After graduation from the Naval Academy in 1888, he served successively in the USS Boston, the USS Portsmouth, and the USS Concord. On June 1, 1893, he reported to the Secretary of the Treasury for duty on board the Coast Survey Schooner Eagre. He had duty at the Naval Academy from September 1894 until June 1896, during which time he participated in the summer cruise on board the USS Monongahela. He next had sea duty, assigned consecutively to the USS Marblehead, USS Minneapolis and USS San Francisco, participating in the Spanish-American War in the latter. He served from November 1898 to April as Inspector of Equipment for various ships including the USS Connecticut, and as Inspector of Ordnance at Bath Iron Works.

In May 1899 he joined the USS Makenzie, and from June 29 until August 21, 1899, commanded that vessel. He served briefly on board the USS Scorpion and after eight months’ duty in the Bureau of Ordnance, Navy Department, Washington, DC, reported in June 1900 to the USS Massachusetts. In October of that year, he returned to the Bureau of Ordnance, and in July of that year reported to the Torpedo Station, Newport, Rhode Island, thence to command of the USS Bailey. He assumed command of the USS Decatur at her commissioning on May 12, 1902, and on June 5 was given command of the first Flotilla consisting five destroyers, for a trip from Norfolk, Virginia, to Manila, Philippines, in 1903-1904.
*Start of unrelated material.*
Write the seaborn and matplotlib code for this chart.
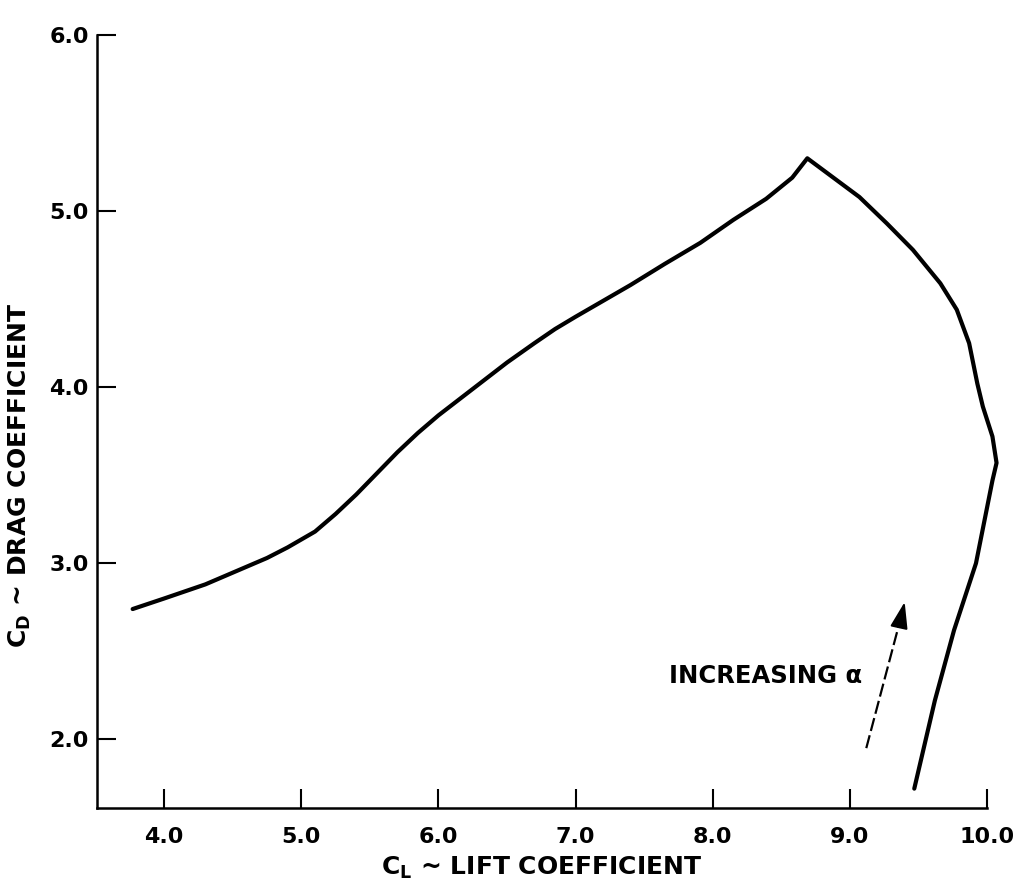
import matplotlib
matplotlib.use("Agg")
import matplotlib.pyplot as plt
import pandas as pd
import seaborn as sns

# ---- data ----
cl_values = [3.77, 4.00, 4.15, 4.30, 4.60, 4.75, 4.90, 5.10, 5.25, 5.40, 5.55,
             5.70, 5.85, 6.00, 6.15, 6.30, 6.50, 6.70, 6.85, 7.00, 7.20, 7.40,
             7.65, 7.91, 8.15, 8.39, 8.58, 8.69, 8.88, 9.07, 9.27, 9.46,
             9.66, 9.78, 9.87, 9.93, 9.97, 10.04, 10.07, 10.04, 9.92, 9.76,
             9.62, 9.47]
cd_values = [2.74, 2.80, 2.84, 2.88, 2.98, 3.03, 3.09, 3.18, 3.28, 3.39, 3.51,
             3.63, 3.74, 3.84, 3.93, 4.02, 4.14, 4.25, 4.33, 4.40, 4.49, 4.58,
             4.70, 4.82, 4.95, 5.07, 5.19, 5.30, 5.19, 5.08, 4.93, 4.78,
             4.59, 4.44, 4.25, 4.02, 3.89, 3.72, 3.57, 3.47, 3.00, 2.62,
             2.22, 1.72]
x_ticks = [4.0, 5.0, 6.0, 7.0, 8.0, 9.0, 10.0]
x_tick_labels = ["4.0", "5.0", "6.0", "7.0", "8.0", "9.0", "10.0"]
y_ticks = [2.0, 3.0, 4.0, 5.0, 6.0]
y_tick_labels = ["2.0", "3.0", "4.0", "5.0", "6.0"]
x_label = r"$\mathbf{C_L}$ ~ LIFT COEFFICIENT"
y_label = r"$\mathbf{C_D}$ ~ DRAG COEFFICIENT"
note_text = "INCREASING α"

sns.set_theme(style="ticks")
plt.rcParams["font.family"] = ["DejaVu Sans"]
plt.rcParams["font.weight"] = "bold"
plt.rcParams["mathtext.fontset"] = "dejavusans"

fig = plt.figure(figsize=(10.2, 8.85), dpi=100)
ax = fig.add_axes([0.0951, 0.087, 0.8725, 0.8734])

df = pd.DataFrame({"CL": cl_values, "CD": cd_values})
sns.lineplot(data=df, x="CL", y="CD", sort=False, estimator=None,
             color="black", linewidth=3.0, ax=ax)
for ln in ax.lines:
    ln.set_clip_on(False)
    ln.set_solid_joinstyle("round")
    ln.set_solid_capstyle("round")

ax.set_xlim(3.51, 10.0)
ax.set_ylim(1.61, 6.0)
ax.set_xticks(x_ticks)
ax.set_xticklabels(x_tick_labels)
ax.set_yticks(y_ticks)
ax.set_yticklabels(y_tick_labels)

for s in ["top", "right"]:
    ax.spines[s].set_visible(False)
for s in ["left", "bottom"]:
    ax.spines[s].set_linewidth(1.8)
    ax.spines[s].set_color("black")

ax.tick_params(axis="both", direction="in", length=13.5, width=1.5,
               color="black", labelcolor="black")
ax.tick_params(axis="x", labelsize=16, pad=14)
ax.tick_params(axis="y", labelsize=16, pad=6)
for lab in ax.get_xticklabels() + ax.get_yticklabels():
    lab.set_fontweight("bold")

ax.set_xlabel(x_label, fontsize=18, fontweight="bold", color="black")
ax.set_ylabel(y_label, fontsize=18, fontweight="bold", color="black")
ax.xaxis.set_label_coords(0.5, -0.061)
ax.yaxis.set_label_coords(-0.072, 0.431)

ax.text(9.09, 2.36, note_text, ha="right", va="center", fontsize=17.5,
        fontweight="bold", color="black")

# dashed arrow shaft and arrow head
ax.plot([9.12, 9.365], [1.95, 2.67], color="black", linewidth=1.6,
        linestyle=(0, (6, 2)))
ax.annotate("", xy=(9.40, 2.78), xytext=(9.36, 2.64),
            arrowprops=dict(arrowstyle="-|>,head_length=0.9,head_width=0.3",
                            color="black", lw=1.5, mutation_scale=18,
                            shrinkA=0, shrinkB=0))

ax.set_facecolor("white")
fig.patch.set_facecolor("white")
fig.savefig("out.png", dpi=100, facecolor="white")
In April 1904 he was ordered to Tokyo, Japan, as Assistant to the U.S. Naval Attaché, at the US Legation there, and later that month reported to the Commander China Station, for brief duty. On return of the Naval Attaché in August of that year, he was ordered to Washington, DC, for temporary duty in the Office of Naval Intelligence. He served in the Bureau of Ordnance from January 1905 until June 1906, with additional duty under instruction in the Compass Office, Bureau of Equipment. At her commissioning on September 29, 1906, he joined the USS Connecticut, and served as her Executive Officer briefly before being detached for duty as Aid on the Staff of the Commander in Chief, Atlantic Fleet. On May 15, 1908, he reported to the Bureau of Navigation, Navy Department, where he served until November 1911.
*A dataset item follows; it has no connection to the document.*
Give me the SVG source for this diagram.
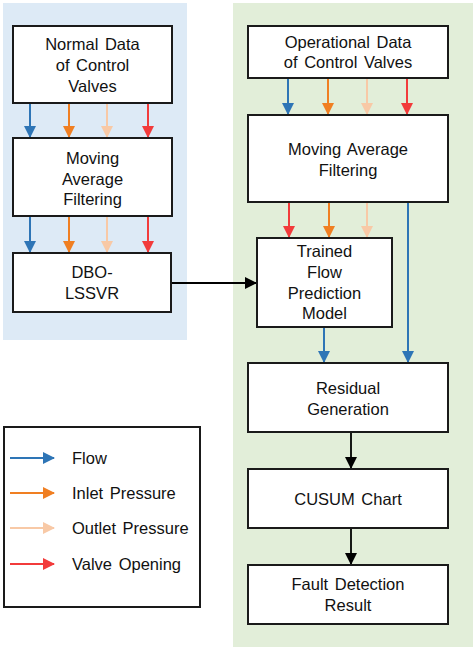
<svg xmlns="http://www.w3.org/2000/svg" width="474" height="648" viewBox="0 0 474 648">
<defs>
<style>
.box{fill:#fff;stroke:#1a1a1a;stroke-width:2}
.t{font-family:"Liberation Sans",Arial,sans-serif;font-size:16.5px;fill:#111;text-anchor:middle;word-spacing:2px}
.lt{font-family:"Liberation Sans",Arial,sans-serif;font-size:16.5px;fill:#111;word-spacing:2px}
.b{stroke:#2E75B6;stroke-width:2;fill:none}
.o{stroke:#F07F22;stroke-width:2;fill:none}
.p{stroke:#F8C9A6;stroke-width:2;fill:none}
.r{stroke:#F23B3B;stroke-width:2;fill:none}
.k{stroke:#000;stroke-width:1.8;fill:none}
</style>
<marker id="mb" markerWidth="12" markerHeight="12" refX="11" refY="6" orient="auto" markerUnits="userSpaceOnUse"><path d="M0,0 L12,6 L0,12 z" fill="#2E75B6"/></marker>
<marker id="mo" markerWidth="12" markerHeight="12" refX="11" refY="6" orient="auto" markerUnits="userSpaceOnUse"><path d="M0,0 L12,6 L0,12 z" fill="#F07F22"/></marker>
<marker id="mp" markerWidth="12" markerHeight="12" refX="11" refY="6" orient="auto" markerUnits="userSpaceOnUse"><path d="M0,0 L12,6 L0,12 z" fill="#F8C9A6"/></marker>
<marker id="mr" markerWidth="12" markerHeight="12" refX="11" refY="6" orient="auto" markerUnits="userSpaceOnUse"><path d="M0,0 L12,6 L0,12 z" fill="#F23B3B"/></marker>
<marker id="mk" markerWidth="12" markerHeight="12" refX="11" refY="6" orient="auto" markerUnits="userSpaceOnUse"><path d="M0,0 L12,6 L0,12 z" fill="#000"/></marker>
</defs>
<rect x="0" y="0" width="474" height="648" fill="#fff"/>
<g id="panels">
<rect x="3" y="3" width="184" height="337" fill="#DDEAF6"/>
<rect x="233" y="3" width="240" height="644" fill="#E2EED9"/>
</g>
<g id="connectors">
<line class="b" x1="30" y1="104" x2="30" y2="137" marker-end="url(#mb)"/>
<line class="o" x1="69" y1="104" x2="69" y2="137" marker-end="url(#mo)"/>
<line class="p" x1="107" y1="104" x2="107" y2="137" marker-end="url(#mp)"/>
<line class="r" x1="148" y1="104" x2="148" y2="137" marker-end="url(#mr)"/>
<line class="b" x1="30" y1="217" x2="30" y2="252" marker-end="url(#mb)"/>
<line class="o" x1="69" y1="217" x2="69" y2="252" marker-end="url(#mo)"/>
<line class="p" x1="107" y1="217" x2="107" y2="252" marker-end="url(#mp)"/>
<line class="r" x1="148" y1="217" x2="148" y2="252" marker-end="url(#mr)"/>
<line class="k" x1="172" y1="283" x2="256" y2="283" marker-end="url(#mk)"/>
<line class="b" x1="288" y1="79" x2="288" y2="114" marker-end="url(#mb)"/>
<line class="o" x1="328" y1="79" x2="328" y2="114" marker-end="url(#mo)"/>
<line class="p" x1="367" y1="79" x2="367" y2="114" marker-end="url(#mp)"/>
<line class="r" x1="407" y1="79" x2="407" y2="114" marker-end="url(#mr)"/>
<line class="r" x1="289" y1="203" x2="289" y2="237" marker-end="url(#mr)"/>
<line class="o" x1="329" y1="203" x2="329" y2="237" marker-end="url(#mo)"/>
<line class="p" x1="367" y1="203" x2="367" y2="237" marker-end="url(#mp)"/>
<line class="b" x1="408" y1="203" x2="408" y2="362" marker-end="url(#mb)"/>
<line class="b" x1="324" y1="328" x2="324" y2="362" marker-end="url(#mb)"/>
<line class="k" x1="351" y1="433" x2="351" y2="468" marker-end="url(#mk)"/>
<line class="k" x1="351" y1="529" x2="351" y2="564" marker-end="url(#mk)"/>
</g>
<g id="normal-data">
<rect class="box" x="13" y="26" width="159" height="77"/>
<text class="t" x="92.5" y="50">Normal Data</text>
<text class="t" x="92.5" y="71">of Control</text>
<text class="t" x="92.5" y="92">Valves</text>
</g>
<g id="maf-left">
<rect class="box" x="13" y="138" width="159" height="78"/>
<text class="t" x="92.5" y="164">Moving</text>
<text class="t" x="92.5" y="185">Average</text>
<text class="t" x="92.5" y="205">Filtering</text>
</g>
<g id="dbo-lssvr">
<rect class="box" x="13" y="253" width="158" height="59"/>
<text class="t" x="92" y="278">DBO-</text>
<text class="t" x="92" y="299">LSSVR</text>
</g>
<g id="operational-data">
<rect class="box" x="248" y="26" width="200" height="52"/>
<text class="t" x="348" y="48">Operational Data</text>
<text class="t" x="348" y="68">of Control Valves</text>
</g>
<g id="maf-right">
<rect class="box" x="248" y="115" width="200" height="87"/>
<text class="t" x="348" y="155">Moving Average</text>
<text class="t" x="348" y="176">Filtering</text>
</g>
<g id="trained-model">
<rect class="box" x="257" y="238" width="135" height="89"/>
<text class="t" x="324.5" y="257">Trained</text>
<text class="t" x="324.5" y="278">Flow</text>
<text class="t" x="324.5" y="299">Prediction</text>
<text class="t" x="324.5" y="319">Model</text>
</g>
<g id="residual">
<rect class="box" x="248" y="363" width="200" height="69"/>
<text class="t" x="348" y="394">Residual</text>
<text class="t" x="348" y="415">Generation</text>
</g>
<g id="cusum">
<rect class="box" x="248" y="469" width="200" height="59"/>
<text class="t" x="348" y="505">CUSUM Chart</text>
</g>
<g id="fault-result">
<rect class="box" x="248" y="565" width="200" height="59"/>
<text class="t" x="348" y="590">Fault Detection</text>
<text class="t" x="348" y="611">Result</text>
</g>
<g id="legend">
<rect class="box" x="4" y="427" width="196" height="180"/>
<line class="b" x1="10" y1="458" x2="54" y2="458" marker-end="url(#mb)"/>
<line class="o" x1="10" y1="493" x2="54" y2="493" marker-end="url(#mo)"/>
<line class="p" x1="10" y1="528" x2="54" y2="528" marker-end="url(#mp)"/>
<line class="r" x1="10" y1="564" x2="54" y2="564" marker-end="url(#mr)"/>
<text class="lt" x="72" y="464">Flow</text>
<text class="lt" x="72" y="499">Inlet Pressure</text>
<text class="lt" x="72" y="534">Outlet Pressure</text>
<text class="lt" x="72" y="570">Valve Opening</text>
</g>
</svg>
Assuming command of the USS Salem on November 7, 1911, he had additional temporary duty in command of the USS Illinois from May 20, 1912, until the departure of the Salem from Boston, and continued as Commanding Officer of the Illinois until November 2, that year. He then commanded the USS Nebraska for a month, returning to command the Illinois from December 16, 1912, until September 5, 1913. That month, he began a tour of duty at the Naval Academy as Head of the Department of Ordnance and Gunnery He next served as the Academy's Commandant of Midshipman from June 5 to October 20, 1915.

He served for a month as a Member of the General Board, Navy Department, and on December 4, 1915, assumed command of the USS New Hampshire. He commanded that battleship throughout most of World War I, being detached on October 14, 1918, to serve as Chief of Staff to Commander Battleship Force One, Atlantic Fleet.
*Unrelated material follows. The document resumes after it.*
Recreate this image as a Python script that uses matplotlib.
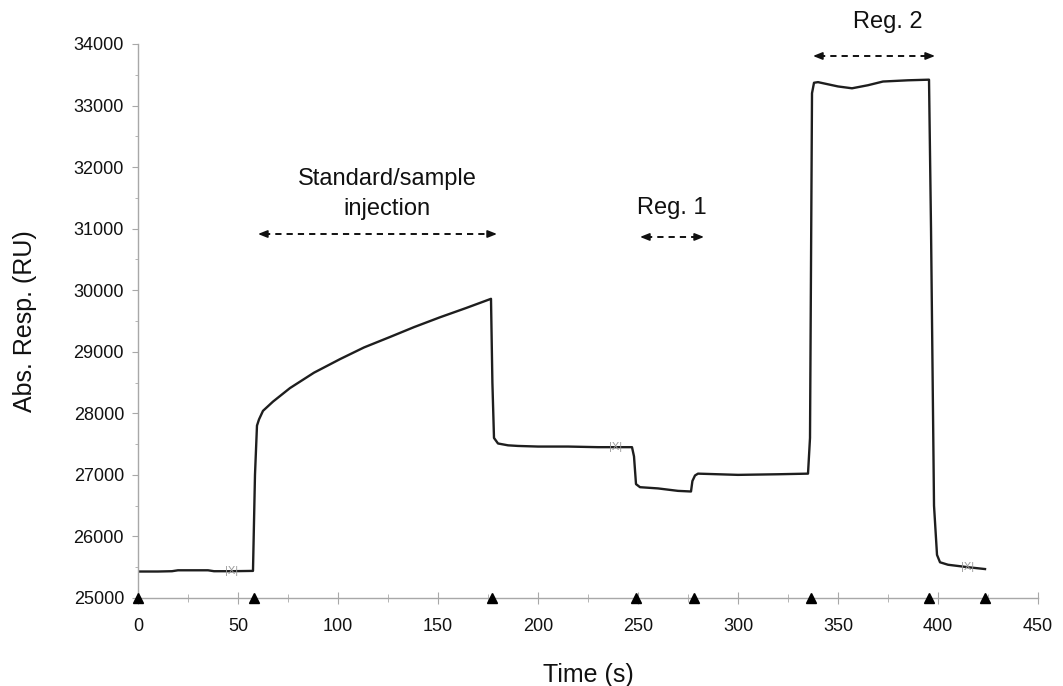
import matplotlib
matplotlib.use("Agg")
import matplotlib.pyplot as plt
from matplotlib.ticker import MultipleLocator

plt.rcParams['font.family'] = ['Liberation Sans', 'DejaVu Sans']

# Sensorgram: absolute response vs time
time_s = [0, 10, 17, 20, 35, 38, 47, 57.5, 58.5, 59.5, 60.5, 62.5, 67.5, 76, 88,
          101, 113, 126, 138, 151, 164, 176.5, 177.2, 178, 180, 185, 190, 200,
          215, 230, 247, 248, 249, 251, 260, 270, 276.5, 277.2, 278.5, 280, 290,
          300, 320, 335, 336, 337, 338, 340, 350, 357, 365, 372.5, 385, 395.5,
          396.5, 398, 399.5, 401, 405, 415, 423.5]
response_ru = [25430, 25430, 25435, 25450, 25450, 25435, 25435, 25440, 27000,
               27800, 27900, 28040, 28190, 28410, 28660, 28880, 29070, 29240,
               29400, 29560, 29710, 29860, 28500, 27600, 27510, 27480, 27470,
               27460, 27460, 27450, 27450, 27300, 26850, 26800, 26780, 26740,
               26730, 26900, 26990, 27020, 27010, 27000, 27010, 27020, 27600,
               33200, 33370, 33380, 33310, 33280, 33330, 33390, 33410, 33420,
               31000, 26500, 25700, 25580, 25540, 25500, 25470]

# Event markers along the time axis
event_times = [0, 58, 177, 249, 278, 336.5, 395.5, 423.5]

# Injection flags on the curve
flag_times = [47, 239, 415]
flag_values = [25440, 27450, 25500]

# Phase annotations: label, label position, arrow span, arrow level
phase_labels = ["Standard/sample\ninjection", "Reg. 1", "Reg. 2"]
phase_label_x = [124.5, 267, 375]
phase_label_y = [31560, 31335, 34350]
phase_start = [60, 251, 337.5]
phase_end = [179.5, 283, 398.5]
phase_level = [30913, 30865, 33805]

fig = plt.figure(figsize=(10.63, 6.86), dpi=100)
ax = fig.add_axes([0.1298, 0.1283, 0.8467, 0.8076])

ax.plot(time_s, response_ru, color='#1e1e1e', lw=1.7, solid_joinstyle='round')

ax.plot(event_times, [25000] * len(event_times), linestyle='none', marker='^',
        color='black', markersize=6.5, clip_on=False, zorder=5)

for t, v in zip(flag_times, flag_values):
    ax.text(t, v, "|X|", color='#9a9a9a', fontsize=8, ha='center', va='center',
            zorder=4)

for lab, lx, ly, x0, x1, yl in zip(phase_labels, phase_label_x, phase_label_y,
                                   phase_start, phase_end, phase_level):
    ax.text(lx, ly, lab, fontsize=17, ha='center', va='center',
            linespacing=1.45, color='#111111')
    head = 3.0
    ax.plot([x0 + head, x1 - head], [yl, yl], color='#111111', lw=1.4,
            linestyle=(0, (3.2, 2.6)), clip_on=False)
    for a, b in ((x0 + head + 0.5, x0), (x1 - head - 0.5, x1)):
        ax.annotate("", xy=(b, yl), xytext=(a, yl),
                    arrowprops=dict(arrowstyle='-|>,head_length=0.55,head_width=0.22',
                                    color='#111111', lw=1.2,
                                    shrinkA=0, shrinkB=0),
                    annotation_clip=False)

ax.set_xlim(0, 450)
ax.set_ylim(25000, 34000)
ax.xaxis.set_major_locator(MultipleLocator(50))
ax.xaxis.set_minor_locator(MultipleLocator(25))
ax.yaxis.set_major_locator(MultipleLocator(1000))
ax.yaxis.set_minor_locator(MultipleLocator(500))

for side in ('top', 'right'):
    ax.spines[side].set_visible(False)
for side in ('left', 'bottom'):
    ax.spines[side].set_color('#a8a8a8')
    ax.spines[side].set_linewidth(1.0)

ax.tick_params(axis='x', which='major', direction='inout', length=8,
               color='#a8a8a8', labelsize=13, pad=10.5)
ax.tick_params(axis='x', which='minor', direction='inout', length=6,
               color='#a8a8a8')
ax.tick_params(axis='y', which='major', direction='out', length=4,
               color='#a8a8a8', labelsize=13, pad=6)
ax.tick_params(axis='y', which='minor', direction='out', length=2,
               color='#a8a8a8')
for lab in ax.get_xticklabels() + ax.get_yticklabels():
    lab.set_color('#111111')

ax.set_xlabel("Time (s)", fontsize=18, labelpad=20, color='#111111')
ax.set_ylabel("Abs. Resp. (RU)", fontsize=18, labelpad=26, color='#111111')

fig.savefig("out.png", dpi=100)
He was awarded the Navy Cross, with the following citation:

For exceptionally meritorious service duty of great responsibility as Commanding Officer, USS New Hampshire and a Chief of Staff to the Commander of Battleship Force One, Atlantic Fleet.

Detached from the staff duty on April 15, 1919, he completed a course of instruction at the Naval War College. In the rank of Rear Admiral, he served as a Representative of the Navy Department on the U.S. Geographic Board from 1920 to 1921. He was also assigned to the Bureau of Navigation, Navy Department, as Hydrographer, from June 23, 1920 until July 28, 1921. He served as Commander Train, Atlantic Fleet, from July 30 to December 10, 1921.

He was advanced to the rank of Rear Admiral on November 23, 1919, and was commissioned Rear Admiral on the Retired List (by Act of June 21, 1930), having retired in the rank of Captain after 30 years’ service, on December 30, 1921.

In addition to the Navy Cross, Rear Admiral Chandler had been awarded a Special Letter of Commendation by the War Department, and had the Spanish Campaign Medal (USS Francisco), and the World War I Victory Medal, with Escort Clasp (USS New Hampshire).

Chandler died on January 17, 1947 in Washington, DC. He was survived by his wife Agatha Buford (née Edson) Chandler and his daughter Agatha M. Downing.